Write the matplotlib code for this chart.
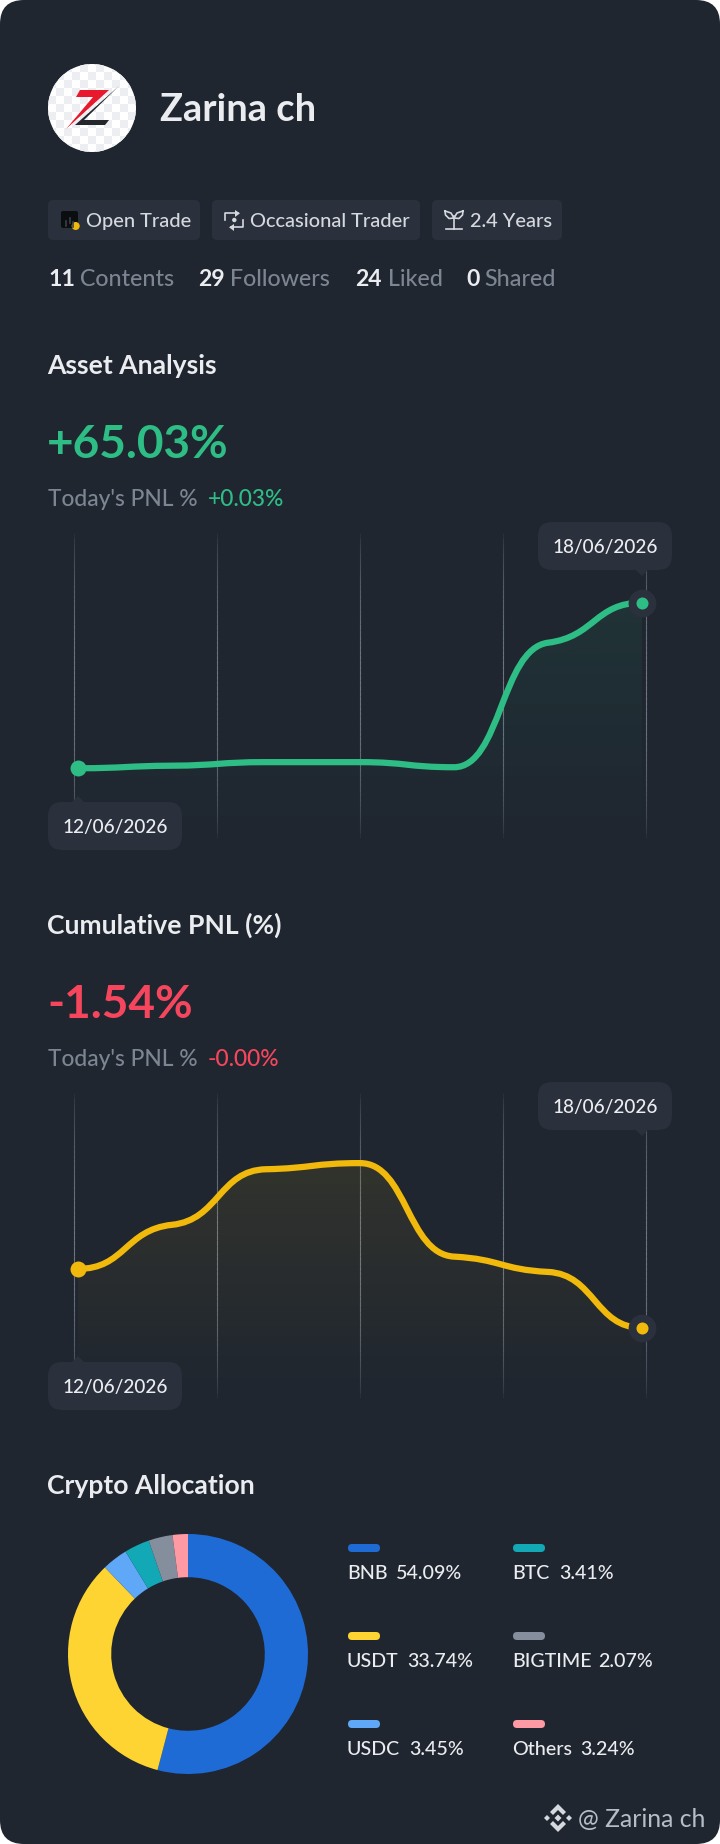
import numpy as np
import matplotlib
matplotlib.use("Agg")
import matplotlib.pyplot as plt
from matplotlib.collections import LineCollection
from matplotlib.patches import Circle, FancyBboxPatch, PathPatch, Polygon, Rectangle
from matplotlib.path import Path

W = 720
H = 1844
FONT = "Lato"

BG = "#1F2630"
CHIP = "#2A303C"
WHITE = "#EAECEF"
GREY = "#7C8592"
GREEN = "#2EBD85"
RED = "#F6465D"
YELLOW = "#F0B90B"

days = [0, 1, 2, 3, 4, 5, 6]
asset_pnl = [0, 1.0, 2.4, 2.4, 0.4, 49.3, 65.03]
cum_pnl = [0, 1.15, 2.60, 2.76, 0.32, -0.08, -1.54]
start_date = "12/06/2026"
end_date = "18/06/2026"

tag_labels = ["Open Trade", "Occasional Trader", "2.4 Years"]
stat_numbers = ["11", "29", "24", "0"]
stat_names = ["Contents", "Followers", "Liked", "Shared"]

legend_names = ["BNB", "USDT", "USDC", "BTC", "BIGTIME", "Others"]
legend_values = ["54.09%", "33.74%", "3.45%", "3.41%", "2.07%", "3.24%"]
legend_colors = ["#1F6BD6", "#FDD431", "#5FA8F8", "#12A8B5", "#848E9C", "#FF99A4"]
# the ring draws the grey slice wider than the pink one
ring_values = [54.09, 33.74, 3.45, 3.41, 3.24, 2.07]


def px(size):
    return size * 0.72


def txt(x, y, s, size, color=WHITE, weight="medium", ha="left"):
    return page.text(x, y, s, fontsize=px(size), color=color, fontweight=weight,
                     ha=ha, va="baseline", family=[FONT, "DejaVu Sans"], zorder=6)


def box(x0, y0, x1, y1, r, color, zorder=2):
    page.add_patch(FancyBboxPatch((x0 + r, y0 + r), x1 - x0 - 2 * r, y1 - y0 - 2 * r,
                                  boxstyle="round,pad=%f,rounding_size=%f" % (r, r),
                                  fc=color, ec="none", zorder=zorder))


def smooth_path(x, y):
    # monotone style bezier, flatter at the points like the app's line
    x = np.array(x, dtype=float)
    y = np.array(y, dtype=float)
    sec = np.diff(y) / np.diff(x)
    slope = np.zeros(len(x))
    for i in range(1, len(x) - 1):
        if sec[i - 1] * sec[i] > 0:
            slope[i] = 0.2 * 2 * sec[i - 1] * sec[i] / (sec[i - 1] + sec[i])
    verts = [(x[0], y[0])]
    codes = [Path.MOVETO]
    for i in range(len(x) - 1):
        d = 0.5 * (x[i + 1] - x[i])
        verts += [(x[i] + d, y[i] + slope[i] * d), (x[i + 1] - d, y[i + 1] - slope[i + 1] * d),
                  (x[i + 1], y[i + 1])]
        codes += [Path.CURVE4] * 3
    return verts, codes


def line_chart(top, ylim, values, color):
    ax = fig.add_axes([48 / W, 1 - (top + 305) / H, 624 / W, 305 / H])
    ax.patch.set_alpha(0)
    ax.axis("off")
    xlim = (-0.319, 6.319)

    # fading vertical grid
    for gx in [-0.04, 1.48, 3.0, 4.52, 6.04]:
        ys = np.linspace(ylim[0], ylim[1], 61)
        segs = [[(gx, ys[i]), (gx, ys[i + 1])] for i in range(60)]
        t = np.linspace(0, 1, 60)
        alpha = 0.55 * np.clip(np.sin(np.pi * t), 0, 1) ** 0.7 + 0.08
        cols = [(0.62, 0.65, 0.70, a) for a in alpha]
        ax.add_collection(LineCollection(segs, colors=cols, linewidths=0.8, zorder=1))

    verts, codes = smooth_path(days, values)
    area = Path(verts + [(days[-1], ylim[0]), (days[0], ylim[0]), (days[0], values[0])],
                codes + [Path.LINETO, Path.LINETO, Path.CLOSEPOLY])
    grad = np.zeros((100, 2, 4))
    grad[..., :3] = matplotlib.colors.to_rgb(color)
    grad[..., 3] = np.linspace(0.09, 0, 100)[:, None]
    im = ax.imshow(grad, extent=(days[0], days[-1], ylim[0], max(values)), origin="upper",
                   aspect="auto", zorder=2, interpolation="bilinear")
    im.set_clip_path(PathPatch(area, transform=ax.transData))

    ax.add_patch(PathPatch(Path(verts, codes), fc="none", ec=color, lw=4.5, capstyle="round", zorder=3))
    ax.scatter(days[0], values[0], s=132, color=color, lw=0, zorder=4)
    ax.scatter(days[-1], values[-1], s=400, color=CHIP, lw=0, zorder=4)
    ax.scatter(days[-1], values[-1], s=75, color=color, lw=0, zorder=5)
    ax.set_xlim(xlim)
    ax.set_ylim(ylim)

    # date bubbles
    box(538, top - 11, 672, top + 37, 14, CHIP, zorder=7)
    page.add_patch(Polygon([(636, top + 37), (648, top + 37), (642, top + 43)], fc=CHIP, ec="none", zorder=7))
    txt(605, top + 20, end_date, 19, ha="center").set_zorder(8)
    box(48, top + 269, 182, top + 317, 14, CHIP, zorder=7)
    page.add_patch(Polygon([(72, top + 269), (84, top + 269), (78, top + 263)], fc=CHIP, ec="none", zorder=7))
    txt(115, top + 300, start_date, 19, ha="center").set_zorder(8)


fig = plt.figure(figsize=(W / 100, H / 100), dpi=100, facecolor="white")
page = fig.add_axes([0, 0, 1, 1])
page.set_xlim(0, W)
page.set_ylim(H, 0)
page.axis("off")
page.set_zorder(5)
page.patch.set_alpha(0)

back = fig.add_axes([0, 0, 1, 1])
back.set_xlim(0, W)
back.set_ylim(H, 0)
back.axis("off")
back.set_zorder(0)
back.add_patch(FancyBboxPatch((24, 24), W - 48, H - 48, boxstyle="round,pad=24,rounding_size=24",
                              fc=BG, ec="none"))

# avatar
disc = Circle((92, 108), 44, fc="#FFFFFF", ec="none", zorder=2)
page.add_patch(disc)
for i in range(11):
    for j in range(11):
        if (i + j) % 2 == 0:
            sq = Rectangle((48 + i * 8, 64 + j * 8), 8, 8, fc="#ECEEF2", ec="none", zorder=2)
            page.add_patch(sq)
            sq.set_clip_path(disc)
page.add_patch(Polygon([(80, 90), (109, 90), (66, 129), (93, 97), (76, 97)], fc="#E8192C", ec="none", zorder=3))
page.add_patch(Polygon([(119, 86), (84, 120), (109, 120), (105, 125), (75, 125)], fc="#23262B", ec="none", zorder=3))

txt(160, 121, "Zarina ch", 38, weight="bold")

# tags
tag_boxes = [(48, 200), (212, 420), (432, 562)]
tag_text_x = [86, 250, 470]
for (x0, x1), tx, label in zip(tag_boxes, tag_text_x, tag_labels):
    box(x0, 200, x1, 240, 5, CHIP)
    txt(tx, 227, label, 20, color="#D5D9DE")

# tag icons, hand drawn
box(61, 211, 78, 228, 2, "#0B0E11", zorder=3)
page.add_patch(Circle((75.7, 226), 4, fc=YELLOW, ec="none", zorder=4))
for ic_x, ic_y in [(66, 221), (70, 218), (73, 222)]:
    page.plot([ic_x, ic_x], [ic_y, ic_y + 5], color="#3A4049", lw=1.2, zorder=4)
ic = "#D5D9DE"
page.plot([225.4, 225.4, 238], [220, 213.3, 213.3], color=ic, lw=1.2, zorder=3)
page.plot([242.5, 242.5, 231], [220, 227.3, 227.3], color=ic, lw=1.2, zorder=3)
page.add_patch(Polygon([(235, 210), (240, 213.3), (235, 217)], fc=ic, ec="none", zorder=3))
page.add_patch(Polygon([(234, 224), (229, 227.3), (234, 231)], fc=ic, ec="none", zorder=3))
page.add_patch(Circle((234.3, 220), 2.2, fc=ic, ec="none", zorder=3))
page.plot([454, 454], [216, 229], color=ic, lw=1.2, zorder=3)
page.plot([446, 462], [229.5, 229.5], color=ic, lw=1.2, zorder=3)
page.plot([445, 451, 454, 449, 445.5, 445], [211, 213, 218, 218.5, 215, 211], color=ic, lw=1.2, zorder=3)
page.plot([463, 457, 454, 459, 462.5, 463], [211, 213, 218, 218.5, 215, 211], color=ic, lw=1.2, zorder=3)

# counters
num_x = [48, 198, 355, 466]
name_x = [80, 230, 388, 484]
for nx, mx, num, name in zip(num_x, name_x, stat_numbers, stat_names):
    txt(nx, 286, num, 23, weight="bold")
    txt(mx, 286, name, 23.3, color=GREY)

# asset analysis block
txt(47, 374, "Asset Analysis", 26.5, weight="bold")
txt(47, 458, "+65.03%", 46, color=GREEN, weight="bold")
txt(48, 506, "Today's PNL %", 22.8, color=GREY)
txt(208, 506, "+0.03%", 22.8, color=GREEN)
line_chart(533, (-27.4, 92.4), asset_pnl, GREEN)

# cumulative block
txt(47, 934, "Cumulative PNL (%)", 26.5, weight="bold")
txt(47, 1018, "-1.54%", 46, color=RED, weight="bold")
txt(48, 1066, "Today's PNL %", 22.8, color=GREY)
txt(208, 1066, "-0.00%", 22.8, color=RED)
line_chart(1093, (-3.37, 4.59), cum_pnl, YELLOW)

# allocation block
txt(47, 1494, "Crypto Allocation", 26.5, weight="bold")
ring = fig.add_axes([68 / W, 1 - 1774 / H, 240 / W, 240 / H])
ring.pie(ring_values, colors=legend_colors, startangle=90, counterclock=False,
         radius=1, wedgeprops={"width": 0.36, "linewidth": 0})
ring.set_xlim(-1, 1)
ring.set_ylim(-1, 1)
ring.patch.set_alpha(0)

swatch_x = [348, 348, 348, 513, 513, 513]
swatch_y = [1544, 1632, 1720, 1544, 1632, 1720]
value_x = [396.7, 408.6, 410, 560, 599, 581]
for sx, sy, vx, name, val, col in zip(swatch_x, swatch_y, value_x, legend_names, legend_values, legend_colors):
    box(sx, sy, sx + 32, sy + 8, 4, col)
    txt(sx - 1, sy + 35, name, 19.7)
    txt(vx - 1, sy + 35, val, 19.7)

# watermark
mx, my = 558, 1818
wm = "#D5D9DE"
page.add_patch(Polygon([(mx, my - 14), (mx + 8, my - 6), (mx + 5, my - 3), (mx, my - 8), (mx - 5, my - 3), (mx - 8, my - 6)],
                       fc=wm, ec="none", zorder=3))
page.add_patch(Polygon([(mx, my + 14), (mx + 8, my + 6), (mx + 5, my + 3), (mx, my + 8), (mx - 5, my + 3), (mx - 8, my + 6)],
                       fc=wm, ec="none", zorder=3))
for dx, r in [(-11, 3), (11, 3), (0, 3.5)]:
    page.add_patch(Polygon([(mx + dx - r, my), (mx + dx, my - r), (mx + dx + r, my), (mx + dx, my + r)],
                           fc=wm, ec="none", zorder=3))
txt(577.6, 1827, "@ Zarina ch", 24.8, color="#B7BDC6", weight="normal")

fig.savefig("out.png", dpi=100, facecolor="white")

—————

What the task requires:
Would you reproduce the lines above, from the very first through the line containing "return size * 0.72", exactly and without the pictures?

Exercise output:
Write the matplotlib code for this chart.
import numpy as np
import matplotlib
matplotlib.use("Agg")
import matplotlib.pyplot as plt
from matplotlib.collections import LineCollection
from matplotlib.patches import Circle, FancyBboxPatch, PathPatch, Polygon, Rectangle
from matplotlib.path import Path

W = 720
H = 1844
FONT = "Lato"

BG = "#1F2630"
CHIP = "#2A303C"
WHITE = "#EAECEF"
GREY = "#7C8592"
GREEN = "#2EBD85"
RED = "#F6465D"
YELLOW = "#F0B90B"

days = [0, 1, 2, 3, 4, 5, 6]
asset_pnl = [0, 1.0, 2.4, 2.4, 0.4, 49.3, 65.03]
cum_pnl = [0, 1.15, 2.60, 2.76, 0.32, -0.08, -1.54]
start_date = "12/06/2026"
end_date = "18/06/2026"

tag_labels = ["Open Trade", "Occasional Trader", "2.4 Years"]
stat_numbers = ["11", "29", "24", "0"]
stat_names = ["Contents", "Followers", "Liked", "Shared"]

legend_names = ["BNB", "USDT", "USDC", "BTC", "BIGTIME", "Others"]
legend_values = ["54.09%", "33.74%", "3.45%", "3.41%", "2.07%", "3.24%"]
legend_colors = ["#1F6BD6", "#FDD431", "#5FA8F8", "#12A8B5", "#848E9C", "#FF99A4"]
# the ring draws the grey slice wider than the pink one
ring_values = [54.09, 33.74, 3.45, 3.41, 3.24, 2.07]


def px(size):
    return size * 0.72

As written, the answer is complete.